2.  Children's education is often a significant gateway for Jewish parents to develop a deeper sense of connection as adults with Jewish practice, tradition, and community.  The years of their child’s Jewish education represent the most promising “window of opportunity” to engage Jewish adults; this is when parents may be most open and have greatest access to Jewish resources and community. Too often, parents are not engaged in the process of Jewish growth, either for their children or for themselves, and they are involved only vicariously through their children’s learning. Once adults engage from a sense of parental responsibility, they often recognize their own personal motives for deepening their Jewish learning.

3.  Jewish learning has the power to build community by binding people together in deepened relationships.  Family-oriented Jewish education has the potential to significantly strengthen participants' sense of Jewish community and to revitalize and transform synagogues as institutions.  The active involvement of parents in Jewish learning through family education programming holds important implications for the transformation of congregations generally. Setting family learning in a communal context can dramatically infuse congregations with new energy and build a deeper and more meaningful sense of Jewish community for participants.

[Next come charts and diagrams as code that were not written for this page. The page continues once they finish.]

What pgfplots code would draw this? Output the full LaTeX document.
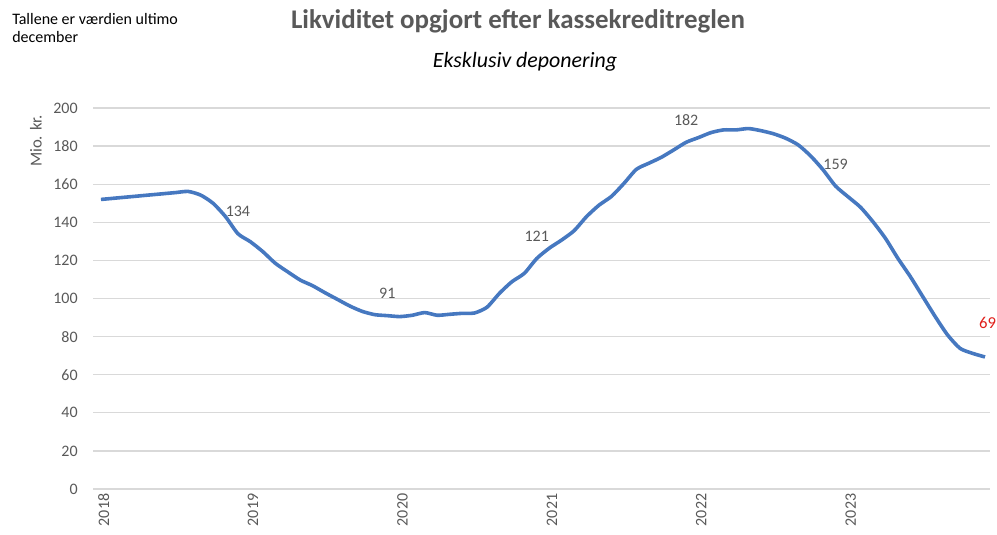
\documentclass[border=0pt]{standalone}
\usepackage{pgfplots}
\pgfplotsset{compat=1.18}
\usepackage{fontspec}
\setmainfont{Carlito}
\definecolor{txt}{HTML}{595959}
\definecolor{gridc}{HTML}{D9D9D9}
\definecolor{linec}{RGB}{70,120,192}
\definecolor{redc}{HTML}{E0201B}

\pgfplotstableread{
x y
0 152
1 152.6
2 153.2
3 153.8
4 154.4
5 155.0
6 155.6
7 156.2
8 154.3
9 150
10 143
11 134
12 129.8
13 124.6
14 118.5
15 114
16 109.7
17 106.7
18 103
19 99.5
20 96
21 93.2
22 91.5
23 91
24 90.5
25 91.2
26 92.6
27 91.2
28 91.7
29 92.2
30 92.4
31 95.4
32 102.7
33 108.8
34 113.2
35 121
36 126.4
37 130.7
38 135.6
39 143
40 149
41 153.6
42 160.4
43 167.8
44 171
45 174.1
46 178
47 182
48 184.5
49 187.1
50 188.5
51 188.5
52 189.2
53 188.1
54 186.5
55 184.1
56 180.6
57 174.8
58 167.5
59 159
60 153.4
61 147.9
62 140.3
63 131.6
64 121.1
65 111.5
66 101
67 90.5
68 80.8
69 73.8
70 71.2
71 69.3
}\liqdata

\pgfplotstableread{
x y l
11 134 134
23 91 91
35 121 121
47 182 182
59 159 159
}\labdata

\begin{document}
\begin{tikzpicture}
\useasboundingbox (0,0) rectangle (747.75pt,401.25pt);
\begin{axis}[
  at={(69.75pt,34.5pt)}, anchor=south west,
  scale only axis, width=672.75pt, height=285.75pt,
  xmin=-0.64, xmax=71.4, ymin=0, ymax=200,
  axis line style={draw=none},
  ytick={0,20,...,200},
  xtick={0,12,24,36,48,60},
  xticklabels={2018,2019,2020,2021,2022,2023},
  x tick label style={rotate=90, anchor=east, yshift=-2pt, font=\fontsize{12}{14}\selectfont, text=txt},
  y tick label style={xshift=-8pt, font=\fontsize{12}{14}\selectfont, text=txt},
  /pgf/number format/assume math mode=true,
  major tick length=0pt,
  ymajorgrids, grid style={gridc, line width=1pt},
  clip=false,
]
\addplot[linec, line width=2.7pt, mark=none, line join=round, smooth, tension=0.4] table[x=x, y=y] {\liqdata};
\addplot[draw=none, mark=none, nodes near coords, point meta=explicit symbolic,
  every node near coord/.append style={font=\fontsize{12}{14}\selectfont, text=txt, anchor=south, yshift=9pt}]
  table[x=x, y=y, meta=l] {\labdata};
\addplot[draw=none, mark=none, nodes near coords, point meta=explicit symbolic,
  every node near coord/.append style={font=\fontsize{12.5}{14}\selectfont, text=redc, anchor=south, yshift=18pt, xshift=2pt}]
  coordinates {(71,69.3) [69]};
\end{axis}
\node[anchor=base west, font=\fontsize{12}{13}\selectfont, inner sep=0pt] at (9pt,382.5pt) {Tallene er værdien ultimo};
\node[anchor=base west, font=\fontsize{12}{13}\selectfont, inner sep=0pt] at (9pt,369pt) {december};
\node[anchor=base, font=\bfseries\fontsize{20.2}{24}\selectfont, text=txt, inner sep=0pt] at (388.5pt,379.5pt) {Likviditet opgjort efter kassekreditreglen};
\node[anchor=base, font=\itshape\fontsize{16.4}{18}\selectfont, inner sep=0pt] at (393.75pt,350.25pt) {Eksklusiv deponering};
\node[rotate=90, font=\fontsize{12.5}{14}\selectfont, text=txt, inner sep=0pt] at (27pt,295.5pt) {Mio. kr.};
\end{tikzpicture}
\end{document}
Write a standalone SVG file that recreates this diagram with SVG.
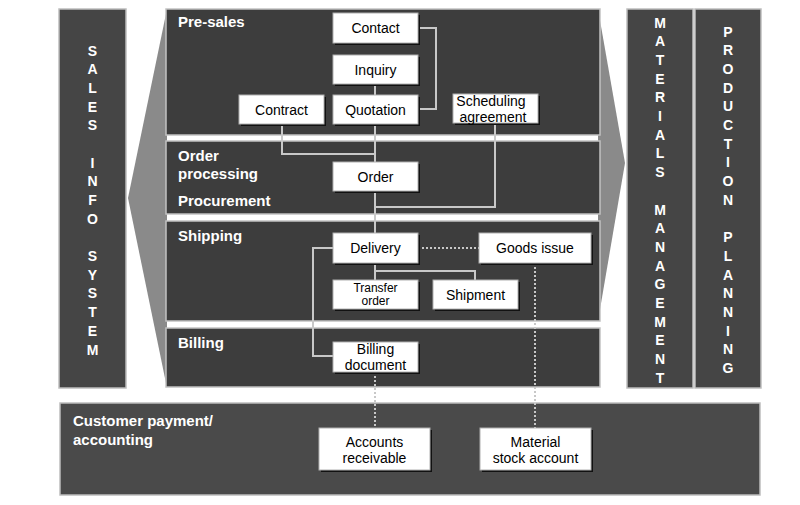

It can also generate significantly deeper engagement in Jewish communal life generally.

The next frontier of Jewish family-based learning:  synagogue transformation.
The family-oriented approach to Jewish education calls for re-conceptualizing the structure of synagogue life so that it (1) better supports a more integrated vision of Jewish learning and living for parents and children, (2) promotes collaborative leadership between professional and lay leadership, and (3) utilizes the energy generated by a family approach as a lever to strengthen and deepen the congregation’s sense of community.